22 July 2018

Kill Game: definitive proof that quantity is not the same thing as quality

Kill Game: A Cold Poker Gang Mystery - Dean Wesley Smith



kill game
The blurbs for Dean Wesley Smith’s Kill Game: A Cold Poker Gang Mystery include one that describes it as an “exhilarating political poker thriller.” If you know who Harriett Klausner was you’re probably laughing at her grandiose description of yet another book she'd never read (she wrote dozens of book reviews a day). If you’ve read this particular book, well, you realize that not one word of her four is actually true.

Meet the Cold Poker Gang. Or perhaps not: supposedly a group of ex-Vegas cops who solve homicide cases while playing a weekly poker game, in reality only three appear in Kill Game (aren’t poker games usually among six or more players?). Two have strong connections to the cold case they’ve chosen to work on this time, however. Former Reno cop Julia Rogers is the widow of the man killed in Sin City twenty-two years ago; Stan Rocha was now-retired cop Bayard Lott’s first-ever homicide case. His murder remains unsolved all these years later.
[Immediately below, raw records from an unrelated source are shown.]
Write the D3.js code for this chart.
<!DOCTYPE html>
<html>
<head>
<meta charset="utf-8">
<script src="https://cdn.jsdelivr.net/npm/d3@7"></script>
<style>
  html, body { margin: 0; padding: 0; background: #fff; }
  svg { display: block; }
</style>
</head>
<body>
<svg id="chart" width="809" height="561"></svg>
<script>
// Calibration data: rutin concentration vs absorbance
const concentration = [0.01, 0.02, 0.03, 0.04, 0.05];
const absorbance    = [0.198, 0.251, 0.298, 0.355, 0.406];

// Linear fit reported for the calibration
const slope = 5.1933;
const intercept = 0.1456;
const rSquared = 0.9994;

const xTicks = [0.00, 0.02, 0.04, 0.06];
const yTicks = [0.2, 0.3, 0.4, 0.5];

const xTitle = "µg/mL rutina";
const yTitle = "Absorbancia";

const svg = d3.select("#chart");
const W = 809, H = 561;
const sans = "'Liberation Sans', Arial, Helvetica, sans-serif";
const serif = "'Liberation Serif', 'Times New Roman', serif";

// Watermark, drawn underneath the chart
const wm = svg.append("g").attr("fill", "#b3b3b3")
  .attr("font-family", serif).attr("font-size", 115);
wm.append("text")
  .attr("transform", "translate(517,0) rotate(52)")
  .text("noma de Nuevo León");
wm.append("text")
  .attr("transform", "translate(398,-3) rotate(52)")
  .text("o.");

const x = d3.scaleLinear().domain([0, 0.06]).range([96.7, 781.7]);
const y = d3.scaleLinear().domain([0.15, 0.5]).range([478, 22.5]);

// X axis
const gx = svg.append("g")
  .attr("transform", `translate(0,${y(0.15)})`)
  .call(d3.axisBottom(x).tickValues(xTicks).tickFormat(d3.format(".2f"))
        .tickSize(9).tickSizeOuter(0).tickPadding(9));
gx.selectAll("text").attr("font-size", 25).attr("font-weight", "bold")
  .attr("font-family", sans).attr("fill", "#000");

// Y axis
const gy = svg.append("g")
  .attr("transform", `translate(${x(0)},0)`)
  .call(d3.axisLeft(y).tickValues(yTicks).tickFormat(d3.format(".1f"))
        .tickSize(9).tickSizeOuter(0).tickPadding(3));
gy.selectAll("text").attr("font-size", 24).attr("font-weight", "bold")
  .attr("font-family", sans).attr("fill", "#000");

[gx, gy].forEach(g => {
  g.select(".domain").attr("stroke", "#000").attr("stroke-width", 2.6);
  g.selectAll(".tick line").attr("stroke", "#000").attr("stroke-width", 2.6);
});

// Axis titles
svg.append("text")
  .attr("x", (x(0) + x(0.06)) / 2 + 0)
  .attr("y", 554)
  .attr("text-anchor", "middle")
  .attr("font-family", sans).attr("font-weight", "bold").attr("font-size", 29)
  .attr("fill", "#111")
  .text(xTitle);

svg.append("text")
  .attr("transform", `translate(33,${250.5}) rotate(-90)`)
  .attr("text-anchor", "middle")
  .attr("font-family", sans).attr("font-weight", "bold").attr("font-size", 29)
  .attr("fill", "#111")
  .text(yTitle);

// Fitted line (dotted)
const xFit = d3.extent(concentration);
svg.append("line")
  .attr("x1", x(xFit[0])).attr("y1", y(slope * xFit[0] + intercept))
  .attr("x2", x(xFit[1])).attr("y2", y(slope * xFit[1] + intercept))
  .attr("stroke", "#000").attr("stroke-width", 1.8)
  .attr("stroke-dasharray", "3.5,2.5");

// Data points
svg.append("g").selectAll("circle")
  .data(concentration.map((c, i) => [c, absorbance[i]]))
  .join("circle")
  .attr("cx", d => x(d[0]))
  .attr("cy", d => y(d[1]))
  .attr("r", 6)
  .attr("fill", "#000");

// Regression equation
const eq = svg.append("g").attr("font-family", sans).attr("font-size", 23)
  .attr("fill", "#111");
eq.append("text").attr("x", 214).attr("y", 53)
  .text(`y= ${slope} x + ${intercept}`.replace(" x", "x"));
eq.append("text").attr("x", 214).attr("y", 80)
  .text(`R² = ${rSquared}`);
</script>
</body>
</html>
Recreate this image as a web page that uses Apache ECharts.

Rogers, Lott, and Lott’s former partner Andor Williams decide to start over. Sure, why not? And, of course, they solve the case – but not before a number of surprises. The differences from Harriett’s description, though, are that 1) no one ever plays poker; 2) politics is only tangentially involved; 3) the characters are never in danger, so you can’t call it a “thriller”; and 4) Kill Game is in no way exhilarating.

It’s not just not exhilarating, Kill Game is downright irritating. It’s irritating because Smith’s plot is dirt-stupid. The first clue that it’s stupid is that the victim’s widow and the detective who investigated the case have never met. Is Smith kidding? Even if Rogers wasn’t a suspect, at the very least she should have been called upon to identify the body. She apparently wasn’t even interviewed!

More investigatory malfeasance: the detectives (such as they are) never looked for the guy’s vehicle, never ran his fingerprints, never noticed some pretty obvious clues about the victim’s body. If you ask me, Grissom and his team are spinning in their television grave at that sort of incompetence!
   

Other irritants: Lott and Rogers develop the hots for each other, and the frequent descriptions of their yearning reads like something from a 13-year-old’s diary. Lott’s first name is used only once (the first time he’s mentioned), Andor’s last name appears only twice. The frequent references to certain restaurants suggest that Smith sold product placement to Wendy’s, KFC and Vegas joint the Café Bellagio (if such as place exists). Finally, the “twist” at the end is so predictable it’s almost anticlimactic.
Smith is sometimes described as “one of the most prolific writers working in modern fiction.” Perhaps he is, but that quantity has definitely come at the expense of quality. Skip this dreck.